Sementara mimbar aslinya merupakan pemberian dari wakil Presiden Muhammad Hatta saat melakukan kunjungan pertama ke Ambon, tahun 1953. Namun setelah itu, mimbar tersebut diberikan ke masjid Tulehu. “Jadi kalau mau cari mimbar aslinya itu ke masjid Jami Tulehu,”katanya.
Dalam proses berdirinya, Umat Muslim dan Kristen secara bergotong royong menyelesaikanya. Tahun 1933 masyarakat Muslim dan Kristen tinggal dan berbaur, terutama disekitaran Silale. Masyarakat Kristen yang lebih banyak membantu pada saat itu berasal Negri Latuhalat dan Amahusu. Selain yang sudah menetap di Silale. Masyarakat Kristen membantu, baik dengan tenaga maupun bantuan makan dan minuman.
“Dulu di daerah Silale itu dihuni oleh orang Kristen seluruhnya. Jadi orang angkat pasir dari pantai ke lokasi pembangunan masjid, itu orang Kristen memberikan minuman-minuman (air) dan sebagainya. Ada yang datang dari Latuhalat, terutama Amahusu dan Benteng. Dong dari Amahusu dan Latuhalat ini yang sering membantu pembangunan masjid Jami,”lanjut Laitupa. Tangan kananya menunjukan kearah Silale sambil mengingat peristiwa-peristiwa pembangunan Masjid hijau ini.
Sempat terjadi gejolak soal perbaikan lantai Masjid Jami yang dinilai sudah tidak layak lagi digunakan sebagai tempat sujud, belum lama ini. Banyak batangan tehel berukuran 20 x 40 cm yang telah rusak. Olehnya itu perlu diganti dengan tehel yang baru. Namun sebagian pengurus Masjid Jami menolak untuk dilakukan perbaikan. Mereka kuathir keaslian lantai akan pudar, jika tehel yang berasal dari Italia tahun 1933 itu diganti.

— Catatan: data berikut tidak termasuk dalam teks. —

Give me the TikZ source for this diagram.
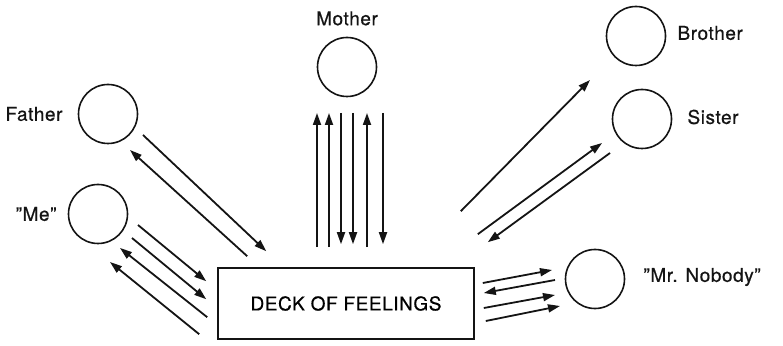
\documentclass[tikz,border=0pt]{standalone}
\usepackage{fontspec}
\setmainfont{TeX Gyre Heros}[FakeBold=0.6,LetterSpace=3]
\usetikzlibrary{positioning,arrows.meta,calc}
\definecolor{ink}{RGB}{20,20,20}

\begin{document}
\begin{tikzpicture}[
  x=1pt,y=1pt,
  font=\fontsize{19}{21}\selectfont,
  >={Triangle[length=12pt,width=8pt]},
  person/.style={draw=ink,circle,line width=1.6pt,minimum size=59pt,inner sep=0pt},
  who/.style={text=ink,inner sep=0pt},
  deckbox/.style={draw=ink,line width=1.6pt,minimum width=256pt,minimum height=71pt,inner sep=0pt},
  feel/.style={->,ink,line width=1.8pt},
]
\useasboundingbox (0,0) rectangle (783,345);
% ---- deck and persons ----
\node[deckbox] (deck) at (346,41.5) {DECK OF FEELINGS};
\node[person] (father)  at (108,231) {};
\node[person] (me)      at (98,131)  {};
\node[person] (mother)  at (347,278) {};
\node[person] (brother) at (636,309) {};
\node[person] (sister)  at (642,226) {};
\node[person] (nobody)  at (595,66)  {};
% labels
\node[who,left=15pt of father]    (fatherlbl)  {Father};
\node[who,left=11pt of me]        (melbl)      {''Me''};
\node[who,above=11pt of mother]   (motherlbl)  {Mother};
\node[who,right=11pt of brother,yshift=3pt] (brotherlbl) {Brother};
\node[who,right=15pt of sister,yshift=2pt]  (sisterlbl)  {Sister};
\node[who,right=18pt of nobody,yshift=2pt]  (nobodylbl)  {''Mr. Nobody''};
% ---- father ----
\draw[feel] ($(father)+(35,-21)$) -- ($(deck.north west)+(49,16)$);
\draw[feel] ($(deck.north west)+(30,11)$) -- ($(father)+(22,-36)$);
% ---- me ----
\draw[feel] ($(me)+(40,-11)$) -- ($(deck.north west)+(-11,-14)$);
\draw[feel] ($(me)+(34,-24)$) -- ($(deck.north west)+(-11,-32)$);
\draw[feel] ($(deck.north west)+(-10,-50)$) -- ($(me)+(22,-34)$);
\draw[feel] ($(deck.north west)+(-18,-67)$) -- ($(me)+(12,-48)$);
% ---- mother ----
\draw[feel] ($(deck.north)+(-29,20)$) -- ($(mother)+(-30,-46)$);
\draw[feel] ($(deck.north)+(-17,20)$) -- ($(mother)+(-18,-46)$);
\draw[feel] ($(mother)+(-6,-46)$) -- ($(deck.north)+(-5,23)$);
\draw[feel] ($(mother)+(6,-46)$)  -- ($(deck.north)+(7,23)$);
\draw[feel] ($(deck.north)+(21,20)$) -- ($(mother)+(20,-46)$);
\draw[feel] ($(mother)+(36,-46)$) -- ($(deck.north)+(37,23)$);
% ---- brother and sister ----
\draw[feel] ($(deck.north east)+(-14,56)$) -- ($(brother)+(-46,-44)$);
\draw[feel] ($(deck.north east)+(3,33)$) -- ($(sister)+(-40,-24)$);
\draw[feel] ($(sister)+(-32,-34)$) -- ($(deck.north east)+(13,25)$);
% ---- mr. nobody ----
\draw[feel] ($(deck.east)+(8,20.5)$) -- ($(nobody)+(-43,9)$);
\draw[feel] ($(nobody)+(-40,-1)$) -- ($(deck.east)+(9,10.5)$);
\draw[feel] ($(deck.east)+(9,-4.5)$) -- ($(nobody)+(-40,-16)$);
\draw[feel] ($(deck.east)+(11,-17.5)$) -- ($(nobody)+(-35,-27)$);
\end{tikzpicture}
\end{document}
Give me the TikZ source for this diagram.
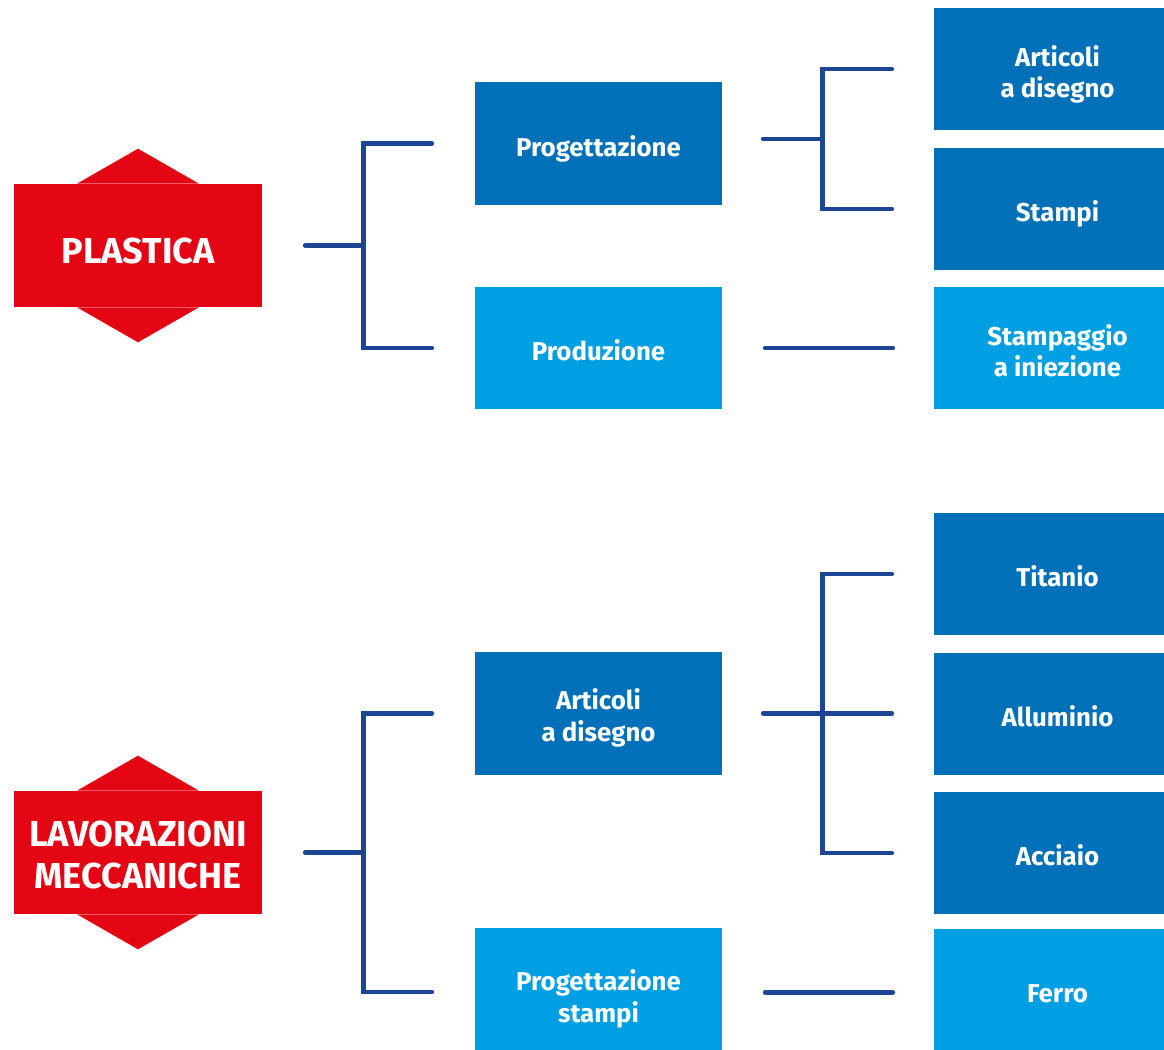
\documentclass[tikz,border=0pt]{standalone}
\usepackage{fontspec}
\setmainfont{Fira Sans}
\usetikzlibrary{calc}
\definecolor{HexClr}{rgb}{0.89,0.02,0.08}
\definecolor{DarkClr}{rgb}{0,0.44,0.72}
\definecolor{LightClr}{rgb}{0,0.62,0.89}
\definecolor{LineClr}{rgb}{0.11,0.27,0.58}

\begin{document}
\begin{tikzpicture}[x=0.02cm,y=-0.02cm,
  hexbox/.style={fill=HexClr,text=white,font=\bfseries\fontsize{20.5}{23.9}\selectfont,
    minimum width=4.96cm,minimum height=2.46cm,inner sep=0pt,align=center},
  darkbox/.style={fill=DarkClr,text=white,font=\bfseries\fontsize{14.7}{18.2}\selectfont,
    minimum width=4.94cm,minimum height=2.46cm,inner sep=0pt,align=center},
  lightbox/.style={darkbox,fill=LightClr},
  oneline/.style={text height=14.6pt,text depth=0pt},
  twoline/.style={text height=32pt,text depth=0pt},
  link/.style={draw=LineClr,line width=2.8pt,line cap=round}]
\useasboundingbox (0,0) rectangle (1164,1050);

% red hexagons
\node[hexbox,text height=20.6pt,text depth=0pt] (pla) at (138,245.5) {PLASTICA};
\node[hexbox,text height=41pt,text depth=0pt] (lav) at (138,852.5) {LAVORAZIONI\\MECCANICHE};
\foreach \h in {pla,lav}{
  \fill[HexClr] ([xshift=-1.22cm]\h.north) -- ([yshift=0.7cm]\h.north) -- ([xshift=1.22cm]\h.north) -- cycle;
  \fill[HexClr] ([xshift=-1.22cm]\h.south) -- ([yshift=-0.7cm]\h.south) -- ([xshift=1.22cm]\h.south) -- cycle;
}

% middle column
\node[darkbox,oneline] (prog) at (598.5,143.5) {Progettazione};
\node[lightbox,oneline] (prod) at (598.5,348) {Produzione};
\node[darkbox,twoline] (art) at (598.5,713.5) {Articoli\\a disegno};
\node[lightbox,twoline,text height=37pt] (stam) at (598.5,989.5) {Progettazione\\stampi};

% right column (cut by the page edge)
\node[darkbox,twoline,text height=33pt] (artdis) at (1057.5,69) {Articoli\\a disegno};
\node[darkbox,oneline] (stp) at (1057.5,209) {Stampi};
\node[lightbox,twoline,text height=33pt] (inie) at (1057.5,348) {Stampaggio\\a iniezione};
\node[darkbox,oneline] (tit) at (1057.5,574) {Titanio};
\node[darkbox,oneline] (all) at (1057.5,714) {Alluminio};
\node[darkbox,oneline] (acc) at (1057.5,853) {Acciaio};
\node[lightbox,oneline] (fer) at (1057.5,990) {Ferro};

% brackets
\draw[link] ([xshift=0.86cm]pla.east) -- ($(pla.east)+(101,0)$);
\draw[link] ([xshift=-0.86cm]prog.west) -| ($(pla.east)+(101,0)$) |- ([xshift=-0.86cm]prod.west);
\draw[link] ([xshift=0.86cm]lav.east) -- ($(lav.east)+(101,0)$);
\draw[link] ([xshift=-0.86cm]art.west) -| ($(lav.east)+(101,0)$) |- ($(stam.west)+(-43,2.5)$);

\draw[link] ($(prog.east)+(41,-4.5)$) -- ($(prog.east)+(100,-4.5)$);
\draw[link] ([xshift=-0.84cm]artdis.west) -| ($(prog.east)+(100,0)$) |- ([xshift=-0.84cm]stp.west);
\draw[link] ([xshift=0.86cm]prod.east) -- ([xshift=-0.82cm]inie.west);

\draw[link] ([xshift=0.82cm]art.east) -- ([xshift=-0.84cm]all.west |- art.east);
\draw[link] ([xshift=-0.84cm]tit.west) -| ($(art.east)+(100,0)$) |- ([xshift=-0.84cm]acc.west);
\draw[link] ($(stam.east)+(43,3)$) -- ($(fer.west)+(-41,2.5)$);
\end{tikzpicture}
\end{document}
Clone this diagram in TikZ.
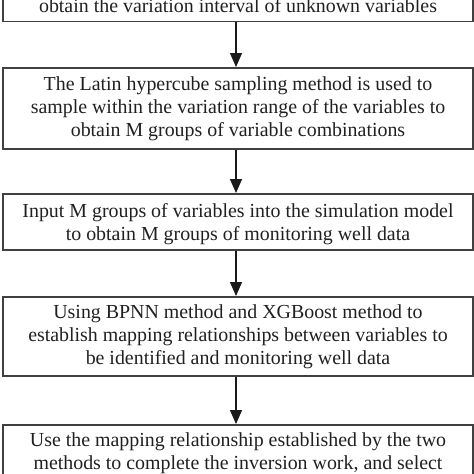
\documentclass[tikz,border=0pt]{standalone}
\usepackage{fontspec}
\setmainfont{Liberation Serif}
\usetikzlibrary{arrows.meta}
\definecolor{boxgray}{HTML}{404040}
\definecolor{textgray}{HTML}{202020}
\definecolor{arrowgray}{HTML}{1A1A1A}
\begin{document}
\begin{tikzpicture}[x=1pt,y=1pt,
  stepbox/.style={draw=boxgray, line width=1.5pt, minimum width=470pt, inner sep=0pt, align=center, text=textgray, font=\fontsize{19.9}{23}\selectfont},
  flow/.style={draw=arrowgray, line width=1.3pt, -{Triangle[width=12pt,length=14pt]}}]
\useasboundingbox (0,0) rectangle (474,-474);
\clip (0,0) rectangle (474,-474);
\node[stepbox, anchor=south, minimum height=32pt] (b1) at (238,-22) {obtain the variation interval of unknown variables};
\node[stepbox, anchor=north, minimum height=81pt] (b2) at (238,-67) {The Latin hypercube sampling method is used to\\sample within the variation range of the variables to\\obtain M groups of variable combinations};
\node[stepbox, anchor=north, minimum height=56pt, text depth=-2pt] (b3) at (238,-193) {Input M groups of variables into the simulation model\\to obtain M groups of monitoring well data};
\node[stepbox, anchor=north, minimum height=79pt] (b4) at (238,-296) {Using BPNN method and XGBoost method to\\establish mapping relationships between variables to\\be identified and monitoring well data};
\node[stepbox, anchor=north, minimum height=56pt] (b5) at (238,-424) {Use the mapping relationship established by the two\\methods to complete the inversion work, and select};
\foreach \a/\b in {b1/b2,b2/b3,b3/b4,b4/b5}
  \draw[flow] ([xshift=-2pt]\a.south) -- ([xshift=-2pt]\b.north);
\end{tikzpicture}
\end{document}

Tehel dari Italia itu merupakan usaha sendiri dari sang Tukang Zainudin. Namun atas berbagai pertimbangan, akhirnya tehel yang berwarna kuning kecoklatan ini dibongkar dan digantikan dengan tehel berukuran sedikit besar yang merupakan sumbangan dari seorang dermawan. Beruntung tehel yang terpasang di 4 Tiang utama yang juga berasal dati negri Pizza ini masih tetap dipertahankan. Tehel untuk tiang ini, bercorak putih kebiruan.
Tehel Italia yang dulunya menutupi seluruh lantai masjid Jami itu, kini masih tersisa sekitar 5 meter, yang berada ditengah-tengah luas areal dalam lantai Masjid. Sebagian bahan luar negri yang masih ada, itu tetap akan dijaga sebagai bagian yang tidak terpisahkan dari sejarah berdirinya Masjid Jami.
“Tehel dari Italia diusahakan sendiri oleh tukang. Sebenarnya ada pendapat yang ingin menggantikan, karena bentuknya terkesan tidak bisa dipakai lagi untuk tempat sujud yang layak. Sehingga sampai saat ini masih tersisa beberapa meter saja . Padahal awalnya, tehel dilantai Masjid Jami ini berasal dari Italia,” kata Laitupa sambil berjalan mengelilingi bagian lantai yang masih ditutupi tehel Italia. Menunjukan satu demi satu tehel tersebut yang telah diapit tehel baru.

Tempat Buya Hamkah Berdakwah
Masjid Jami memiliki banyak sejarah. Selain arsitektur bangunan yang masih tetap dipertahankan, Masjid ini juga pernah menjadi tempat persinggahan Ulama terkemuka, Buya Hamkah dalam perjalanan Dakwahnya. Ketua Majelis Ulama Indonesia (MUI) pertama ini datang ke Kota Ambon sebelum didirikanya masjid raya Alfatah.
“Oh, kalau yang datang disini, Ulama terkemuka Buya Hamka juga datang kesini tahun 1933. Kunjungan ke Ambon, beliau mampir ke Masjid Jami. Beliau kan seorang Da’i (penceramah) jadi memberikan ceramah. Beliau melaksanakan sholat berjamah di majid ini,”tutur pria yang mengaku belum lama masuk kepengurusan Masjid Jami ini.